Selten genug, nie in der Überschrift, kaum in den TV-Nachrichten, ist das geheimnisvolle Wort "Milchquote" zu lesen. Ist es die Quotierung wie viel Milch der Bürger trinken darf? Sollte es sich um eine Pro-Kopf-Zuteilung handeln falls der Chinese uns die Milch wegtrinkt? Nein, es ist die Menge der Milch, die der einzelne Bauer, nach Vorschriften der EU, produzieren darf. Aber, sagt sich da der Milch trinkende Bürger, wenn die Milch teurer werden soll, weil sie knapp ist, dann lasst den Bauer doch mehr produzieren. Dann bliebe der Preis stabil und der Bauer könnte, weil er mehr Umsatz macht, seiner Frau auch einen Mercedes kaufen.

Über so viel Einfalt kann der Landwirtschaftsminister nur den Kopf schütteln: Da wäre ja der Reichsnährstand dem brutalen Liberalismus ausgesetzt! Denn jede Kuh, die einem deutschen Bauern gehört, wird jährlich mit fast tausend Euro aus Steuergeldern subventioniert. Der Bauer bekommt also einen Festpreis für seine Milch und darf deshalb auch nicht mehr produzieren. Da guckt der Verbraucher blöde, so eine Preisbremse hätte er beim Strom auch gerne. Noch blöder würde der Verbraucher gucken, wenn er wüsste, dass auch der Export von Milchprodukten subventioniert wird: Wir geben also dem Bauern Geld, damit er dem Chinesen die Milch verkaufen kann. Und weil der Chinese die Milch dann kauft, wird die knapp und deshalb für uns teuer. Das findet der Landwirtschaftsminister logisch.

So ganz nebenbei verdirbt die Subventionierung deutscher Milch den Bauern in den Entwicklungsländern das ohnehin schon schlechte Geschäft. Trotz ihrer Hungerlöhne können sie ihre Milch nicht so billig verscherbeln, wie die EU-Bauern. Sogar die WTO (Welthandelsorganisation) hat das schon begriffen: Sie will künftig die EU-Subventionen beschränken oder gar abschaffen.Dazu sagt der Verband der deutschen Milchindustrie: "Die Auszahlungsleistung (der EU) fördert die Teilnahme am Weltmarktgeschehen . . . trotz höherem Inlandspreisniveau". Was übersetzt heißt: Die Subventionen machen die Export-Milch billiger, als sie auf dem heimischen Markt zu haben ist.

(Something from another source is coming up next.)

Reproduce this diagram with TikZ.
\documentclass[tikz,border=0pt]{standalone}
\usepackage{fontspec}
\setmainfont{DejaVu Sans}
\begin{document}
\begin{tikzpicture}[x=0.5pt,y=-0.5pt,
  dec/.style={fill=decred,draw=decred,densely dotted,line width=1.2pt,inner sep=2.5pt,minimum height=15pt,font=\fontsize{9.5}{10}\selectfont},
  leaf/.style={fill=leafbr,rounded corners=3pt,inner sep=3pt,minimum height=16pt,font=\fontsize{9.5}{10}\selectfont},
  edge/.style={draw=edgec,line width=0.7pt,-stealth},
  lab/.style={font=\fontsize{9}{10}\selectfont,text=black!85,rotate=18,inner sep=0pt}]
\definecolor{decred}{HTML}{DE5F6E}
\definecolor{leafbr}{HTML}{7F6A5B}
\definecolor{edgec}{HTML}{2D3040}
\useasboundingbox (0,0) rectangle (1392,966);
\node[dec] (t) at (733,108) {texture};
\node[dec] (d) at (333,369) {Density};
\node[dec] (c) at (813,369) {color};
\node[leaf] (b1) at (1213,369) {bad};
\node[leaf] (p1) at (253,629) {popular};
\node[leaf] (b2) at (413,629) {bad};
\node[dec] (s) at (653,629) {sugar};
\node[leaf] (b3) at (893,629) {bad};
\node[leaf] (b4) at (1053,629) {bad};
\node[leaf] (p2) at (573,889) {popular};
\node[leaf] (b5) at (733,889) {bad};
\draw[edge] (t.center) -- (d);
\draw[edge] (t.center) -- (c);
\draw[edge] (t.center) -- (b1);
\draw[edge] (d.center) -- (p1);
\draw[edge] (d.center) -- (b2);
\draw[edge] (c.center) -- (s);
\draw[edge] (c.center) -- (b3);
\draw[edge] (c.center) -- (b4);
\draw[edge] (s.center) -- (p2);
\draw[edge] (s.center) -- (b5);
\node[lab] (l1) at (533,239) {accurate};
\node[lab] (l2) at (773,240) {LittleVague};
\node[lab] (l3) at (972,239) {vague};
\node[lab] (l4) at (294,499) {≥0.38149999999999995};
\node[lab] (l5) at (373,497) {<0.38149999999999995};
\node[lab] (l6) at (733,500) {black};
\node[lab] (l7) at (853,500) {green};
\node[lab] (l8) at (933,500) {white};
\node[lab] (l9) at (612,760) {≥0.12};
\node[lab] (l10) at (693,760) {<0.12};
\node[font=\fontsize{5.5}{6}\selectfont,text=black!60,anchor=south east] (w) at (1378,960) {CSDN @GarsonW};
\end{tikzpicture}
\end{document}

Mit den Regeln des freien Marktes ist es wie mit den Bauernregeln. Wenn der Hahn kräht auf dem Mist, ist der Wettbewerb frei oder er bleibt wie er ist. Staatlich geregelt dort, wo eine treue CDU/CSU-Wählergruppe geschützt werden soll, frei galoppierend, wenn es um den Durchschnittsverbraucher geht. Es diese besonders freche Denkungsart, die der Marktideologie zu eigen ist.